The mapping of the genome is comparable to the discovery of the periodic table of elements in the 19th century, after which the next 100 years were spent filling in the holes.

"Say you had purified a new metal—found tungsten, perhaps—people [are being given the right to] patent anything that involves tungsten: making a foil, conducting electricity, conducting heat—anything that follows from any property of the metal," Kent points out. Next to the periodic table, mapping the human genome is a vast undertaking; instead of a hundred or so elements, it entails 30,000 to 50,000 genes.


Stone Soup


In addition to the GigAssembler program, Kent created another tool called the Human Genome Browser (http://genome.ucsc.edu/ goldenPath/hgTracks.html), which gives Web users a quick display of various portions of the genome at different scales, along with more than two dozen tracks of information (genes, assembly gaps, chromosomal bands and so on) associated with the completed human genome sequence. As Kent explains, the browser he wrote follows an open, "stone soup" development process, with contributions to the kettle from the Ensembl group in England, Genoscope in France, Baylor College of Medicine in Houston, Washington University in St. Louis, University of Washington in Seattle, the International SNP Consortium, Affymetrix Inc., Softberry Inc. and NCBI.

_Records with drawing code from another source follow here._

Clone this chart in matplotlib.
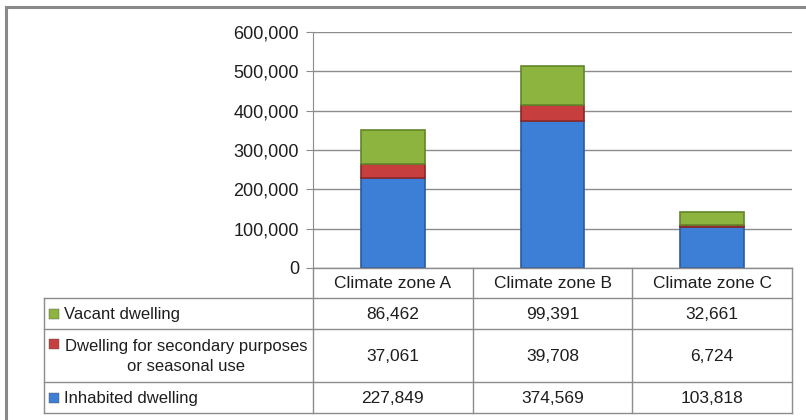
import matplotlib.pyplot as plt
from matplotlib.ticker import FuncFormatter

zones = ["Climate zone A", "Climate zone B", "Climate zone C"]
series_names = ["Vacant dwelling",
                "Dwelling for secondary purposes\nor seasonal use",
                "Inhabited dwelling"]
vacant = [86462, 99391, 32661]
secondary = [37061, 39708, 6724]
inhabited = [227849, 374569, 103818]
y_ticks = [0, 100000, 200000, 300000, 400000, 500000, 600000]

BLUE = "#3d7fd6"
RED = "#c63f3e"
GREEN = "#8db43e"
GRID = "#8c8c8c"
TEXT = "#1e1e1e"

plt.rcParams['font.family'] = ['Liberation Sans Narrow', 'Liberation Sans', 'DejaVu Sans']

W, H = 806, 420
fig = plt.figure(figsize=(W / 100, H / 100), dpi=100)

# pixel layout of the Excel chart
plot_l, plot_r, plot_t, plot_b = 313, 792, 32, 268
tab_l, tab_b = 44, 413
row_lines = [298, 329, 382]

ax = fig.add_axes([plot_l / W, 1 - plot_b / H, (plot_r - plot_l) / W, (plot_b - plot_t) / H])
x = range(len(zones))
bw = 0.4
bottoms2 = inhabited
bottoms3 = [a + b for a, b in zip(inhabited, secondary)]
ax.bar(x, inhabited, bw, color=BLUE, edgecolor="#2a5b9e", linewidth=1.2, zorder=3)
ax.bar(x, secondary, bw, bottom=bottoms2, color=RED, edgecolor="#8a2828", linewidth=1.2, zorder=3)
ax.bar(x, vacant, bw, bottom=bottoms3, color=GREEN, edgecolor="#62862a", linewidth=1.2, zorder=3)

ax.set_xlim(-0.5, 2.5)
ax.set_ylim(0, 600000)
ax.set_yticks(y_ticks)
ax.yaxis.set_major_formatter(FuncFormatter(lambda v, p: f"{int(v):,}"))
ax.tick_params(axis="y", length=5, color=GRID, labelsize=13, labelcolor=TEXT, pad=5)
ax.set_xticks([])
ax.grid(axis="y", color=GRID, linewidth=1, zorder=0)
for s in ["top", "right", "bottom"]:
    ax.spines[s].set_visible(False)
ax.spines["left"].set_color(GRID)

# data table below the plot, sharing the category scale
cw = (plot_r - plot_l) / len(zones)
extra = (plot_l - tab_l) / cw
tab = fig.add_axes([tab_l / W, 1 - tab_b / H, (plot_r - tab_l) / W, (tab_b - plot_b) / H])
tab.set_xlim(-0.5 - extra, 2.5)
tab.set_ylim(tab_b - plot_b, 0)
tab.axis("off")

lc = dict(color=GRID, linewidth=1, clip_on=False)
ys = [r - plot_b for r in row_lines] + [tab_b - plot_b]
tab.plot([-0.5, 2.5], [0, 0], **lc)
for yy in ys:
    tab.plot([-0.5 - extra, 2.5], [yy, yy], **lc)
tab.plot([-0.5 - extra] * 2, [ys[0], ys[-1]], **lc)
for i in range(len(zones) + 1):
    tab.plot([i - 0.5] * 2, [0, ys[-1]], **lc)

for i, z in enumerate(zones):
    tab.text(i, ys[0] / 2 + 1, z, ha="center", va="center", fontsize=12.5, color=TEXT)

rows = [vacant, secondary, inhabited]
colors = [GREEN, RED, BLUE]
tops = ys[:-1]
bots = ys[1:]
x0 = -0.5 - extra
label_x = x0 + (64 - tab_l) / cw
mark_x = x0 + (54 - tab_l) / cw
for name, vals, c, t, b in zip(series_names, rows, colors, tops, bots):
    mid = (t + b) / 2
    for i, v in enumerate(vals):
        tab.text(i, mid + 1, f"{v:,}", ha="center", va="center", fontsize=12.5, color=TEXT)
    if "\n" in name:
        tab.text(x0 + (186 - tab_l) / cw, mid + 1, name, ha="center", va="center",
                 multialignment="center", fontsize=12, color=TEXT, linespacing=1.45)
        my = t + 15
    else:
        tab.text(label_x, mid + 1, name, ha="left", va="center", fontsize=12, color=TEXT)
        my = mid
    tab.scatter([mark_x], [my], marker="s", s=42, color=c,
                edgecolors="#555555", linewidths=0.3, clip_on=False)

# outer chart border (top and left visible)
fig.add_artist(plt.Line2D([6 / W, 1], [1 - 7 / H] * 2, color="#8a8a8a", linewidth=2.2))
fig.add_artist(plt.Line2D([6 / W] * 2, [1 - 7 / H, 0], color="#8a8a8a", linewidth=2.2))

fig.savefig("out.png", dpi=100)
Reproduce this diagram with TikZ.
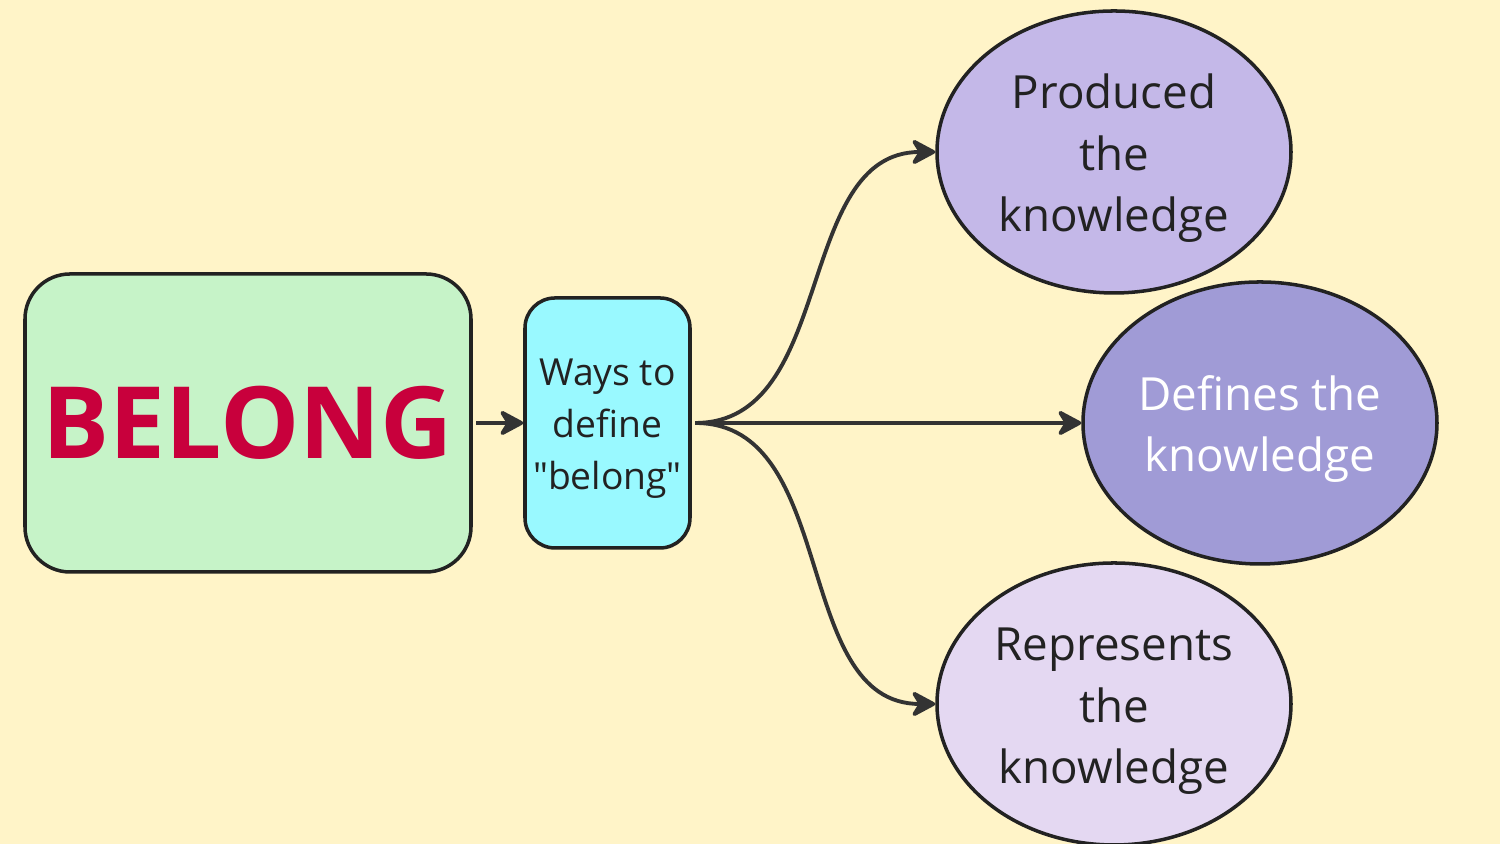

"There are about 20 or 25 data tracks in the browser that can be turned on or off now. And since I was responsible for putting in four or five of the tracks, I might as well call these the carrots," Kent says, pointing at the screen, "since carrots are traditional incentives."

Celera, too, has created software for surfing the genome: a "Discovery System" that allows subscribers to use its databases, non-proprietary genome and biological datasets, computational tools and super-computing power.

"The model is, you don't own the data; it's not secret information," said Venter in an April 2000 television interview on the Public Broadcasting Service's Newshour. "It's such a large data set that [the model is] making it useful, making it interpretable, making it so that pharmaceutical companies, scientists, universities and government can use the human genetic code and understand what it means, how to come up with new treatments for disease.

"Just printing the Drosophila genome in very tiny print covering the entire sheet of paper is a stack of paper about 5.5 feet tall. That's the genetic code. That's just the As, Cs, Gs and Ts. That's not the interpretation. That's not the linkage out to tens of thousands of scientific articles in the literature, to disease information."

In January, Venter's company signed a multi-year subscriber agreement with the University of California system allowing UC investigators access to all of Celera's database products—an agreement that Venter calls "personally very gratifying." Venter's own 1975 Ph.D. in physiology and pharmacology comes from UC San Diego.

And, in another sign that the rivalry has begun to subside, Celera recently received $21 million from the NIH—part of a two-year, $58 million grant package split between Celera and Baylor College of Medicine in Houston—to sequence the rat genome.


The Genomic Economy

It's clear now: Our genes are but a small portion of the nucleotide chains coiled within our cells. They are isolated signposts separated by miles of base pairs—transposons and other "dark matter"—that seem to lead nowhere. In a convergence of robotics, parallel computing power, algorithmic optimization and open source collaboration, a generation of software engineers will find employment in the computationally intensive field of genomics, trying to unravel the deepening mystery of why human cells contain so much apparently useless code. It should be a nice living—as long as they ice their wrists.